WAL-MART STORES, INC. v. RLI INSURANCE

United States Court of Appeals, Eighth Circuit (2002)

Facts

Issue

Holding — Arnold, J.

Rule

Reasoning

Deep Dive: How the Court Reached Its Decision

Court's Interpretation of the Indemnity Agreement

The court began its reasoning by emphasizing the significance of the indemnity agreement between Wal-Mart and Cheyenne. It determined that Cheyenne had made a valid promise to indemnify Wal-Mart for liabilities arising from the sale of its halogen lamps, which was clearly reflected in the contractual language. The court noted that the indemnity provision explicitly stated that Cheyenne would protect Wal-Mart from any claims or liabilities resulting from the alleged defects in the lamps. This broad language indicated that the indemnification obligation encompassed not only direct claims against Wal-Mart but also any liabilities related to the products supplied by Cheyenne, including those arising from the Boykin settlement. Thus, the court concluded that the indemnity agreement directly governed the allocation of liability in this case, overruling the reliance on the "other insurance" clauses of the respective policies.

Fundamental Insurance Principles

The court also highlighted a fundamental principle of insurance law that an insured party cannot be liable to its own insurer for covered losses. It reasoned that if Wal-Mart were required to reimburse RLI for the $10 million settlement, it would effectively mean that Wal-Mart was being held liable for a claim that should have been covered by its insurance. Such a result would contravene the very purpose of obtaining insurance, which is to protect the insured from financial losses. The court asserted that requiring Wal-Mart to pay RLI would create an illogical scenario where an insured is penalized for claiming coverage for a loss that falls squarely within the terms of its insurance policy. As a result, the court found that making Wal-Mart liable to RLI would violate established insurance principles and would undermine the contractual protections afforded to insured parties.

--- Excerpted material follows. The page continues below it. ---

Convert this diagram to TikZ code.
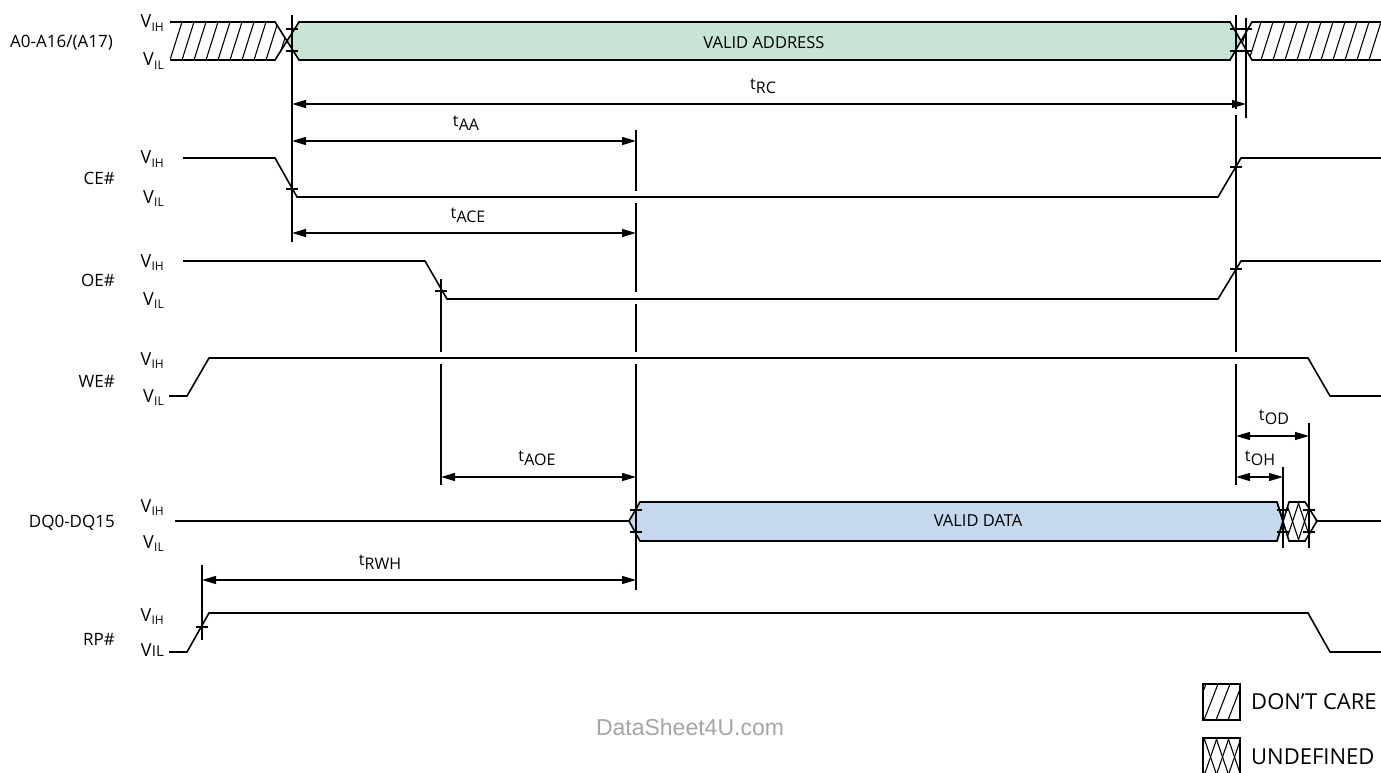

Avoiding Circular Litigation

Another critical aspect of the court's reasoning revolved around the potential for circular litigation that would arise from the District Court's ruling. The court recognized that if Wal-Mart or National Union were held liable to RLI, they would likely seek indemnification from Cheyenne based on the indemnity provision in their vendor agreement. This would lead to Cheyenne, in turn, seeking coverage from RLI for the amount it was obliged to pay, thus placing RLI back in the position of having to cover the settlement amount. The court concluded that such a circular chain of litigation would be inefficient and counterproductive, ultimately resulting in RLI paying the settlement amount regardless of the previous ruling. Therefore, the court deemed it imperative to prevent this scenario by ruling in favor of Wal-Mart and National Union.

Analysis of Insurance Policies

In analyzing the insurance policies, the court noted that while RLI claimed to be an excess insurer, the specific language of the policies did not negate the controlling effect of the indemnity agreement. RLI's policy included an "other insurance" clause, which stated that it would only provide coverage after other applicable insurance had been exhausted. However, the court determined that this clause could not override the indemnity agreement's clear terms, which explicitly required Cheyenne to indemnify Wal-Mart. The court pointed out that the relationship between the indemnity agreement and the insurance policies must be considered, as the indemnity provision created rights and obligations that directly impacted the allocation of liability. Consequently, the court ruled that the indemnity agreement should take precedence over the policy language in determining liability for the settlement.

Equitable Considerations

Lastly, the court addressed the equitable considerations surrounding the case. It acknowledged that while RLI positioned itself as an excess insurer, it had benefited from the primary coverage provided by St. Paul, which covered the first $1 million of the settlement. The court reasoned that RLI's premium calculations were based on the understanding that it would cover excess liability beyond the primary policy, and it had not demonstrated any knowledge of Wal-Mart's additional insurance at the time of underwriting. Conversely, the court recognized Wal-Mart's position in negotiating the indemnity agreement with Cheyenne, which was designed to protect it from liability arising from the sale of Cheyenne's products. The court concluded that enforcing RLI's claim against Wal-Mart would not only negate the intent of the indemnity agreement but also undermine the equitable principles that govern insurance relationships. Thus, the court ultimately held that Wal-Mart and National Union were not liable to RLI for the settlement amount.